Friday 26 August 2011

Shenzhen, 26th Summer Universiade



The Universiade was big, it was huge and it was far from here. We flew over Russia and landed in Hong Kong on 11th of August. The flight went well and I even got to visit the pilot's office as the captain was my friend's, Illi's, father. It was so cool, thanks Matti! The organizer had made the custom issues easy for us and we were soon arriving in the athlete village. It was all good, despite me lacking my bike and two other guys lacking their poles.

After some 15+ hours travelling we got the room keys and I settled in with two archers. The funny detail in the apartments was that they had the toilet and shower on the balcony. We were told that the architect had forgotten them from the drawings. Anything can happen. After a good night sleep it was time to start gettin familiar with the heat and the surroundings. Afterall, organizers took care of the bike and it arrived the village as we were in the opening ceremonies.

The opening ceremony was overwhelming. I have no words really to describe it. Colourful, big, cheerful – everything. They opened the stadium wall and we walked with other teams into a packed stadium with 13.000 spectators. Just hours earlier I figured out how big the Universiade was: all athletes were transported to the ceremonies in buses escorted by police cars on cleared and closed highways. Wows!

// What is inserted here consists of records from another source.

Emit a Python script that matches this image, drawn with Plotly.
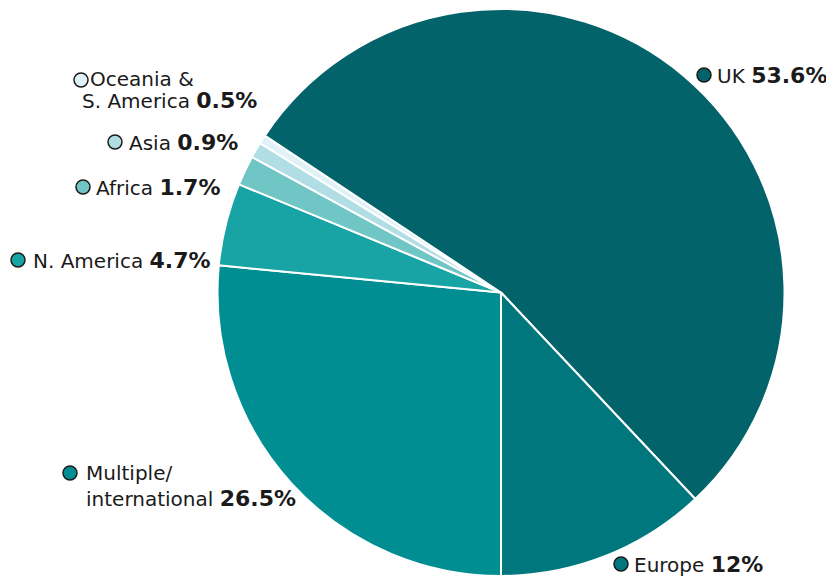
import plotly.graph_objects as go

W, H = 826, 576

categories = ["Multiple/international", "N. America", "Africa", "Asia",
              "Oceania & S. America", "UK", "Europe"]
values = [26.5, 4.7, 1.7, 0.9, 0.5, 53.6, 12]
colors = ["#008e93", "#18a3a5", "#70c6c5", "#b0dee4", "#e0f1f7", "#03636a", "#00777c"]
pct_labels = ["26.5%", "4.7%", "1.7%", "0.9%", "0.5%", "53.6%", "12%"]

fig = go.Figure()
fig.add_trace(go.Pie(
    labels=categories, values=values, sort=False, direction="clockwise",
    rotation=180, textinfo="none", hoverinfo="label+percent",
    marker=dict(colors=colors, line=dict(color="white", width=2)),
    domain=dict(x=[0.2633, 0.9498], y=[0, 0.9844]), showlegend=False,
))

def px(x, y):
    return x / W, 1 - y / H

FONT = "'DejaVu Sans', sans-serif"
TXT = "#1a1a1a"

def big(s):
    return "<b><span style='font-size:22px'>" + s + "</span></b>"

# label layout: (circle x, circle y, [(text x, text y, text)])
label_layout = [
    (70, 473, [(84, 473, "Multiple/"), (84, 498, "international " + big(pct_labels[0]))]),
    (18, 260, [(31, 260, "N. America " + big(pct_labels[1]))]),
    (83, 187, [(94, 187, "Africa " + big(pct_labels[2]))]),
    (115, 142, [(127, 142, "Asia " + big(pct_labels[3]))]),
    (81, 80, [(88, 79, "Oceania &"), (80, 100, "S. America " + big(pct_labels[4]))]),
    (704, 75, [(715, 75, "UK " + big(pct_labels[5]))]),
    (621, 564, [(632, 564, "Europe " + big(pct_labels[6]))]),
]

shapes = []
annotations = []
for i, (cx, cy, texts) in enumerate(label_layout):
    x0, y0 = px(cx - 7, cy - 7)
    x1, y1 = px(cx + 7, cy + 7)
    shapes.append(dict(type="circle", xref="paper", yref="paper",
                       x0=x0, x1=x1, y0=y1, y1=y0,
                       fillcolor=colors[i], line=dict(color="#1a1a1a", width=1.5)))
    for tx, ty, t in texts:
        ax, ay = px(tx, ty)
        annotations.append(dict(x=ax, y=ay, xref="paper", yref="paper",
                                text=t, showarrow=False, xanchor="left", yanchor="middle",
                                font=dict(family=FONT, size=20, color=TXT)))

fig.update_layout(
    width=W, height=H, margin=dict(l=0, r=0, t=0, b=0),
    paper_bgcolor="white", plot_bgcolor="white",
    shapes=shapes, annotations=annotations,
    font=dict(family=FONT, color=TXT),
)

fig.write_html("out.html", config={"displayModeBar": False},
               post_script="document.body.style.margin='0';document.body.style.padding='0';")
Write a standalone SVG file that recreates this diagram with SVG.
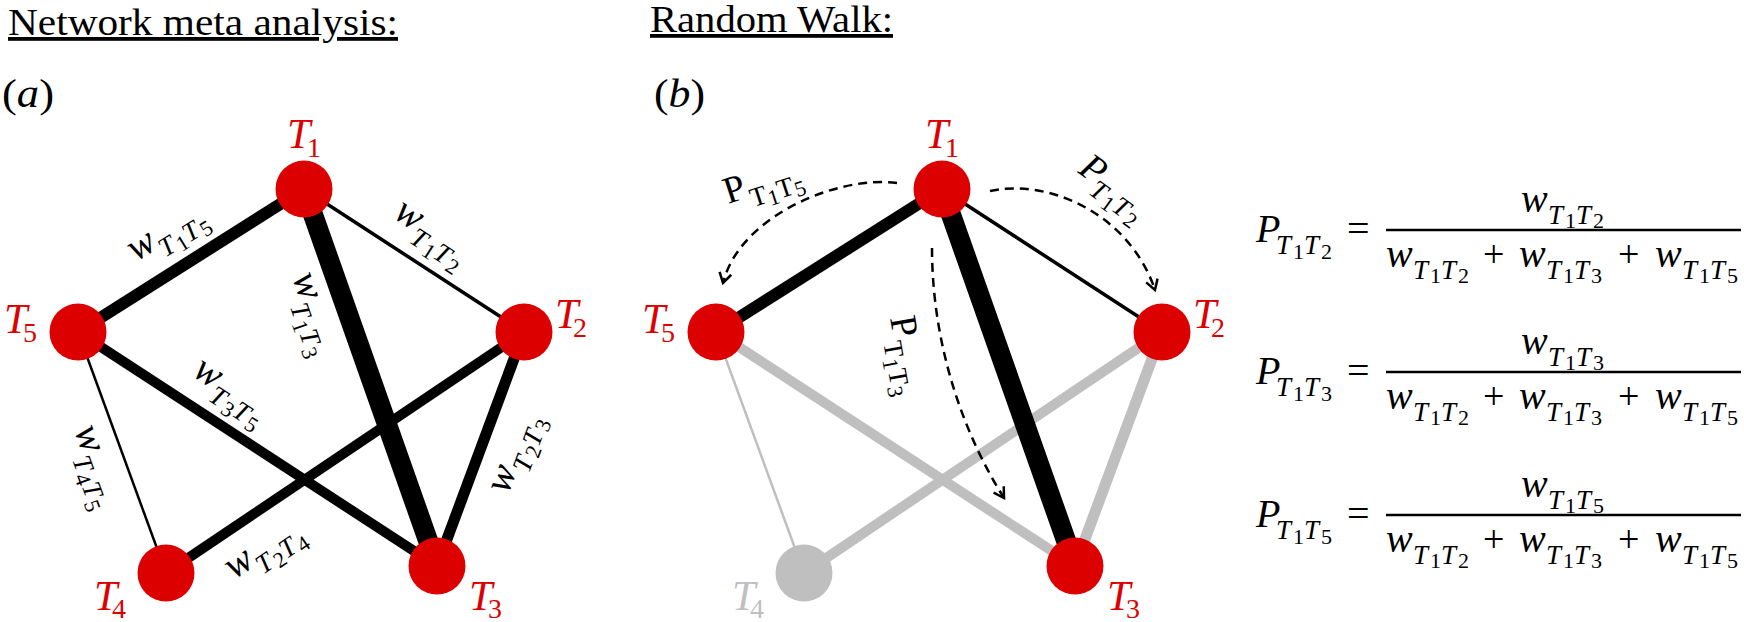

After three days of training it was racing time. We started at 8.30am and I was in the middle of the race. I went on too quickly and died a little bit. Finishing with 4.50,231 was enough for 12th place which at the end wasn't too bad. I lacked only tenths from my PB, as many people lacked many seconds. The heat played big – we had tad over 50 celcius degrees in our warm-up area and in the sunshine the temperature reached sixties. I had slight troubles with breathing during the race, but still the ride wasn't a bad one. On that day I still had the sprints left. At the time of the qualification I was white and felt very much uncomfortable. A bad ride, but qualified. I clearly didn't make it easy for myself, hahaha. On the first round I faced Miao Zhang, and he took it quite easily with the last 200 meters being 10.9s. On the repechage I got the place three and went from the whistle. It lasted until 650m when the guys caught me and the second one passed me. Korean won, I was second and the Japanese was third, which meant that my sprint was over. If it had been one-on-one repechage I would have won, but it wasn't and I was out. Still to say that it was the ride that got most cheers from the spectators.

After two days of resting I had the Keirin, which was just a bonus race for me as it fitted the program. The big guys are bigger than I am and I had no chance in my first international Keirin. They went when they wanted and I cried in their wheels. It was more about some more track time than trying to really do the impossible.

My races were now over. I can't complain on the results. They were a good standard in big races in a hot weather. My main race went almost as planned, but I was surprised by the heat. The sprints and keirin were good experiences for me. I'm happy how I coped.

The rest of the days were cheering for other Finns, shopping and enjoying!

Now I'm happily jetlagged in Finland!